BREAKWATER
Une plongée tout en humanité dans le quotidien d’un cinéma de Brighton par une dessinatrice anglaise à suivre.
Sur la jetée de Brighton, une institution attend les curieux et curieuses : le Breakwater, autrefois plus gros cinéma anglais en dehors de Londres, désormais endroit décati qui survit en programmant des blockbusters. Chris, employée quadragénaire, nous sert de guide, vérifiant à chaque fin de journée à coups de lampe torche que personne ne s’est perdu après la dernière séance. C’est elle qui accueille et forme la nouvelle recrue, Daniel, un homme de sa génération dont elle ne sait rien, à part qu’il fuit la vie de bureau.
Au bout d’à peine dix pages, Katriona Chapman a posé le cadre de son deuxième roman graphique (le premier traduit en français), un quasi-huis clos en noir et blanc qui, a priori, promet peu de fantaisies – à part quelques virées au pub entre collègues, l’action quitte rarement l’enceinte du cinéma.
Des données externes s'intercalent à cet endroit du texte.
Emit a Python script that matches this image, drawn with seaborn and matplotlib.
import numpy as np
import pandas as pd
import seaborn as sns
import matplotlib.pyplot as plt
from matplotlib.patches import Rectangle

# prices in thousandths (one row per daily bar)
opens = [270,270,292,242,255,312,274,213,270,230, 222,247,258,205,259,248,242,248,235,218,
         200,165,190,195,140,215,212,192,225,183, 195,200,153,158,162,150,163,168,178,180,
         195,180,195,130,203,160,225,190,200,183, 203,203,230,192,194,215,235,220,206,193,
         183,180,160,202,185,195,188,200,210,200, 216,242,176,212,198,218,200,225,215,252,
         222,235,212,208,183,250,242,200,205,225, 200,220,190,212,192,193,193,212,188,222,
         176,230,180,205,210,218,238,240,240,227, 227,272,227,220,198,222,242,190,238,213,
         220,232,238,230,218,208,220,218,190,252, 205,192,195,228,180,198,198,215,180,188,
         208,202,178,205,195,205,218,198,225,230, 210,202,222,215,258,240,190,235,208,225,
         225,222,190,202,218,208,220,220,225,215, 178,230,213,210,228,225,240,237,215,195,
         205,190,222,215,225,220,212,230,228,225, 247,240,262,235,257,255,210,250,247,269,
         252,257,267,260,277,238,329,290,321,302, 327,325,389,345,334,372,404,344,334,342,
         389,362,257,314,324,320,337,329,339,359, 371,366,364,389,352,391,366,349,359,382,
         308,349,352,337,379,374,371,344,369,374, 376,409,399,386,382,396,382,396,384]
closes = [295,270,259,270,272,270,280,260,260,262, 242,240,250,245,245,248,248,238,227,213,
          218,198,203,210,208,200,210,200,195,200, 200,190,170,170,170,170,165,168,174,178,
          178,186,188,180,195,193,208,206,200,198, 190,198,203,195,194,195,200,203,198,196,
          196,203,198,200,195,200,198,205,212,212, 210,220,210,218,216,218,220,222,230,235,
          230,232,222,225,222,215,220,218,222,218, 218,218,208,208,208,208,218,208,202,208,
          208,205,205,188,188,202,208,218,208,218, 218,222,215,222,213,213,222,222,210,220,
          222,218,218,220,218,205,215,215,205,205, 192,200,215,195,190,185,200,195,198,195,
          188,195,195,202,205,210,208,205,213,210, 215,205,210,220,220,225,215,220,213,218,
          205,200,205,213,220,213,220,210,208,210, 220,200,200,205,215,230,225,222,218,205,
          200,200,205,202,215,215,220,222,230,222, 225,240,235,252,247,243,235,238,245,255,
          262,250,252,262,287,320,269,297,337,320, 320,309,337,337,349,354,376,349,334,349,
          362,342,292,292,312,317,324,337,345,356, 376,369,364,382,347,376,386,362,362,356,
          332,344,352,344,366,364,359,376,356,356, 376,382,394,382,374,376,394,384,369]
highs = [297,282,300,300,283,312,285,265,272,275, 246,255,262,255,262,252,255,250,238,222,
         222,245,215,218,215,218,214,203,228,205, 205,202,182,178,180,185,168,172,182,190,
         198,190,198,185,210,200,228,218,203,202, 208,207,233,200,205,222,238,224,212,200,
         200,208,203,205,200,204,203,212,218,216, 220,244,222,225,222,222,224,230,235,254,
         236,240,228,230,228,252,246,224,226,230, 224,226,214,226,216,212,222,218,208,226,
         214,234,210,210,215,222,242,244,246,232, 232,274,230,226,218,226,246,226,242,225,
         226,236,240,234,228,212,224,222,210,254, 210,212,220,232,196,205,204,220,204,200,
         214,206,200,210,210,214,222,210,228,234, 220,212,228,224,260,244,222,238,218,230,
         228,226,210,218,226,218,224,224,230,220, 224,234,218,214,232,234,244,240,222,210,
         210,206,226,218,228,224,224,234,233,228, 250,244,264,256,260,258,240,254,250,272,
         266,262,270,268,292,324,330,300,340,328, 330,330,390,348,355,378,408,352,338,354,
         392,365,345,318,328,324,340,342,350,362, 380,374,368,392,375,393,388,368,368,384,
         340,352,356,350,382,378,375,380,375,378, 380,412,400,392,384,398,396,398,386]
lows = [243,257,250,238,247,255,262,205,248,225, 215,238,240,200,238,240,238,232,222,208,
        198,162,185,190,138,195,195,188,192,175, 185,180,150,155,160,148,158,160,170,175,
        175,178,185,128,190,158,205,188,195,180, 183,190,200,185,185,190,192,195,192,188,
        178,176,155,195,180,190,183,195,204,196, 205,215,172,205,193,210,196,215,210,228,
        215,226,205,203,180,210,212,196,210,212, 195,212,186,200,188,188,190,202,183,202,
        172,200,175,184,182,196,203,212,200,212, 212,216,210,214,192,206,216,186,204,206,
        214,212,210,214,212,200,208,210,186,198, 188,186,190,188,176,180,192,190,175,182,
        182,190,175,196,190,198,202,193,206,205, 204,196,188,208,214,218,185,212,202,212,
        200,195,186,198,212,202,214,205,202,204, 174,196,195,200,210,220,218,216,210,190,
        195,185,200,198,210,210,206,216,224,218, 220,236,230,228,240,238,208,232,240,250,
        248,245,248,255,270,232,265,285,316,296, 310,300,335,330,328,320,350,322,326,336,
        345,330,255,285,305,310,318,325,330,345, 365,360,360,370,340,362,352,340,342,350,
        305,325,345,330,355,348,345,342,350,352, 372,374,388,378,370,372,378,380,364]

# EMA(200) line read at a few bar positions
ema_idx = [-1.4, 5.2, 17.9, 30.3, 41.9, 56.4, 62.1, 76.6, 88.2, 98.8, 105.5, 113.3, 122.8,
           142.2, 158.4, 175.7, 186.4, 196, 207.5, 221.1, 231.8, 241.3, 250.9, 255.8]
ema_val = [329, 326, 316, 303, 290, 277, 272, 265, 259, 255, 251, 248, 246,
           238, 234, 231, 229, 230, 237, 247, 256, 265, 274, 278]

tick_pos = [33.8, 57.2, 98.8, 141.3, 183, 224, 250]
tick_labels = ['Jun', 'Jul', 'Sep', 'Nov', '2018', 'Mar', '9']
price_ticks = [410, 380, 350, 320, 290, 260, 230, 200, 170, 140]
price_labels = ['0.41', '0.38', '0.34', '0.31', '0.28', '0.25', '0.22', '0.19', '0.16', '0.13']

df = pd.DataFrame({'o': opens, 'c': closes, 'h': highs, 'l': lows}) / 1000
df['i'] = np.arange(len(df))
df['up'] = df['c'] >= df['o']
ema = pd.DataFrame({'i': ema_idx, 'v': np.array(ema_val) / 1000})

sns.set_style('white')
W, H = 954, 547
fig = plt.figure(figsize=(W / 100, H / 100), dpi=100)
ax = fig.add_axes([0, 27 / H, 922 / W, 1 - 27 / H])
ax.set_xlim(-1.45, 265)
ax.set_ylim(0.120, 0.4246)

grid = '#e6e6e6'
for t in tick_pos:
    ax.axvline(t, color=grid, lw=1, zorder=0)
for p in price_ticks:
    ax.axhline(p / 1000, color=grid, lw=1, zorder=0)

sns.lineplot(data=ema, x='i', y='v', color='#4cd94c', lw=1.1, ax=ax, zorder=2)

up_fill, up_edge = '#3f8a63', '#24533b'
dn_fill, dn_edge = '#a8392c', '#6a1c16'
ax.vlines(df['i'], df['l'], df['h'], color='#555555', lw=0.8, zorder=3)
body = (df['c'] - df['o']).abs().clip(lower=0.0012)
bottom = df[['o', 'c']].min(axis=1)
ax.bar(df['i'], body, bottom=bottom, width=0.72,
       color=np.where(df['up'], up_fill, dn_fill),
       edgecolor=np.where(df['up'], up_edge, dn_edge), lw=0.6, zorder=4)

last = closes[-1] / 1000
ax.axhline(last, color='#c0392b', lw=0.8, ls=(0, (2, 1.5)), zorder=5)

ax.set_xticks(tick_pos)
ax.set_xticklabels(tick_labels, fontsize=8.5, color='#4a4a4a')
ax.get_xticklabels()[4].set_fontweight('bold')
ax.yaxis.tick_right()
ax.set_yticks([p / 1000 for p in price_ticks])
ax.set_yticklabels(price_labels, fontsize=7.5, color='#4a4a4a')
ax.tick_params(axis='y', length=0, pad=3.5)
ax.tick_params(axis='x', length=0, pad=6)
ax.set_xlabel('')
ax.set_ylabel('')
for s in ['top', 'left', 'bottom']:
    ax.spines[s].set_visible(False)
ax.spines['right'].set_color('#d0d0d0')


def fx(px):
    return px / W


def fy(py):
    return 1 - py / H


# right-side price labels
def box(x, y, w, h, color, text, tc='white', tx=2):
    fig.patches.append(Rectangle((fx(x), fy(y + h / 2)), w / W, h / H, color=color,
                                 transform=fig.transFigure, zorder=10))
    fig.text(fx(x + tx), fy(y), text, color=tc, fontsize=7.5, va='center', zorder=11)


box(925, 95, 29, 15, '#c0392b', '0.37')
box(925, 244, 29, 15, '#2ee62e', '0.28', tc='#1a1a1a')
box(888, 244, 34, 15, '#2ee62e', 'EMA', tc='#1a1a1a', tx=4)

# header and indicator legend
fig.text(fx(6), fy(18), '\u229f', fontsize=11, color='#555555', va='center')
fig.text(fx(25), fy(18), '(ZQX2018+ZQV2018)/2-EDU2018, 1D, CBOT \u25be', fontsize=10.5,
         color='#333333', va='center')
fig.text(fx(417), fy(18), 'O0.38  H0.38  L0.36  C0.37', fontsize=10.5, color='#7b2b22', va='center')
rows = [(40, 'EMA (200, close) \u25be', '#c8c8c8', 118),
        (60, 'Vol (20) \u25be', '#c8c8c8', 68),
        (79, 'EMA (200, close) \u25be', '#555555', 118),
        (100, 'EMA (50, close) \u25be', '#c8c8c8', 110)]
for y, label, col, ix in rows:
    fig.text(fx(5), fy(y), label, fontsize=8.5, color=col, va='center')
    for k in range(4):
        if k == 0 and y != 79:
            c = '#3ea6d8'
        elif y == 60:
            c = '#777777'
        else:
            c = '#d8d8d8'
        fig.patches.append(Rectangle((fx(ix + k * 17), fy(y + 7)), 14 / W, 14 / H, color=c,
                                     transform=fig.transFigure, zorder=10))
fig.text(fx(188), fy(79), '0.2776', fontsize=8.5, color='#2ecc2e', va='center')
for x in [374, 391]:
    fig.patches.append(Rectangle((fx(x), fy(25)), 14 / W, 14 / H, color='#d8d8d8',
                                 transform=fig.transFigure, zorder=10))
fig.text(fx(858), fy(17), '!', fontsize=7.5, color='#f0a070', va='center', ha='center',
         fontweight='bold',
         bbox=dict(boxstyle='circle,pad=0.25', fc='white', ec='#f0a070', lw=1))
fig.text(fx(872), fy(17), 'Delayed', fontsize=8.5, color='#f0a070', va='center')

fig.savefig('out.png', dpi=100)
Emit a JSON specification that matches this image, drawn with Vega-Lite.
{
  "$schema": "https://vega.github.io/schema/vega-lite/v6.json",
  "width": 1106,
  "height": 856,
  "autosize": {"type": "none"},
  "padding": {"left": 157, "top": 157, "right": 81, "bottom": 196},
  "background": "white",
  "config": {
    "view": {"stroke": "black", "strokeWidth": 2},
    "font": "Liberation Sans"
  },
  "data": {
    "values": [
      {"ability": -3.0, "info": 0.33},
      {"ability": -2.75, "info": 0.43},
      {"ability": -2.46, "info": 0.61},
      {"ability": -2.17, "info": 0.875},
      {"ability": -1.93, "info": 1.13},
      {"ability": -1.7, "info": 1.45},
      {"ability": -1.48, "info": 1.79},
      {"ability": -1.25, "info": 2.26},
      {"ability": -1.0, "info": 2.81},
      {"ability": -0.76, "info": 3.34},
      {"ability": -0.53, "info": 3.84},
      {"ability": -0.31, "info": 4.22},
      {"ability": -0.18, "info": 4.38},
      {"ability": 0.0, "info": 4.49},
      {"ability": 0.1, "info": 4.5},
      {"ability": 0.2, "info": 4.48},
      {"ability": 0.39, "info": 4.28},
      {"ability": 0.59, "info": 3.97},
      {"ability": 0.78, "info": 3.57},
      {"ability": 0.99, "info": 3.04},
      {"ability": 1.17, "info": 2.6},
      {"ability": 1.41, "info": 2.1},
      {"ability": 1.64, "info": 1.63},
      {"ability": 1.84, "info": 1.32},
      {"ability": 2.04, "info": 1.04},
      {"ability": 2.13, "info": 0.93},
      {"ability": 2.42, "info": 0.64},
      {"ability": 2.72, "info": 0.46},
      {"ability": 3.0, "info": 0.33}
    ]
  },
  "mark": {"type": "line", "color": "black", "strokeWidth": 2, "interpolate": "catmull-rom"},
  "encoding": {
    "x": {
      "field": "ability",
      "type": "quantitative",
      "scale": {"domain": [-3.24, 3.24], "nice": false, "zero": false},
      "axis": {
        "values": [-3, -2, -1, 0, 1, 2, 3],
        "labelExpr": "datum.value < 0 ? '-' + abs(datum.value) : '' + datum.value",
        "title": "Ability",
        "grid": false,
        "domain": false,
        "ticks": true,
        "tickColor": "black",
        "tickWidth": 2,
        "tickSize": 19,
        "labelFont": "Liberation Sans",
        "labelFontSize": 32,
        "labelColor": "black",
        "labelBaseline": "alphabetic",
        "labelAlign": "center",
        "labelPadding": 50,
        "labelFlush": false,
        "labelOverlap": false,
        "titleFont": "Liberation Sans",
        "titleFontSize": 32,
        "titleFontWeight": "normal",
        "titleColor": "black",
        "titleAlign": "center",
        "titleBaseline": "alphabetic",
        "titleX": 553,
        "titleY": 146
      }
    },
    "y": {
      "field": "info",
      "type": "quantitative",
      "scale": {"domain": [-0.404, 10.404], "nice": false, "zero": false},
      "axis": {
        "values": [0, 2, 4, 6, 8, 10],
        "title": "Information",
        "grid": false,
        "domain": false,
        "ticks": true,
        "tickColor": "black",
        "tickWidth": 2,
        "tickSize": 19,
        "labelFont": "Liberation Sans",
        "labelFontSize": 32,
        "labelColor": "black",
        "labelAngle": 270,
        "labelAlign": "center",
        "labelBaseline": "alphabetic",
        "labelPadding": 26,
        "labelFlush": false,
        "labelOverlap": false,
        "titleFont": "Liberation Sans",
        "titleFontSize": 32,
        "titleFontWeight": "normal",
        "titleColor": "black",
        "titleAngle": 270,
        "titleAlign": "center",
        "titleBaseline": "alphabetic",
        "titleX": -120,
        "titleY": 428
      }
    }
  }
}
Pourtant, au fur et à mesure que l’illustratrice anglaise nous plonge dans son décor, elle parvient, grâce à son dessin expressif et sa mise en scène précise, à donner beaucoup de vie et de chair aux personnages de ce microcosme. Chapman montre une réelle aisance pour reproduire le fruit d’interactions sociales authentiques, si bien qu’il est facile de s’attacher à Chris, à Daniel mais aussi à Craig, leur collègue et ado farceur. La découverte de leur quotidien routinier, avec les pauses dans un local poubelles qui sert de salle de repos, déclenche l’empathie. Et l’amitié entre Chris et Daniel semble naître devant nous.
Conçu comme une peinture sociale proche d’un Ken Loach, le récit de l’Anglaise, traversé d’éclats mélancoliques, déploie ainsi son charme doux-amer, favorisé par des dialogues qui sonnent juste et la rondeur du graphisme. Par surprise, l’ambiance glisse vers le drame, péripétie qui confirme combien l’autrice est douée pour imiter la vie dans ce qu’elle a de plus imprévisible. Il ne faut pas se fier à la modestie affichée par ce roman graphique ; il se révèle puissamment émouvant.
Breakwater de Katriona Chapman (Futuropolis), traduit de l’anglais par Sidonie Van Den Dries,
168 p., 21 €. En librairie le 8 juin.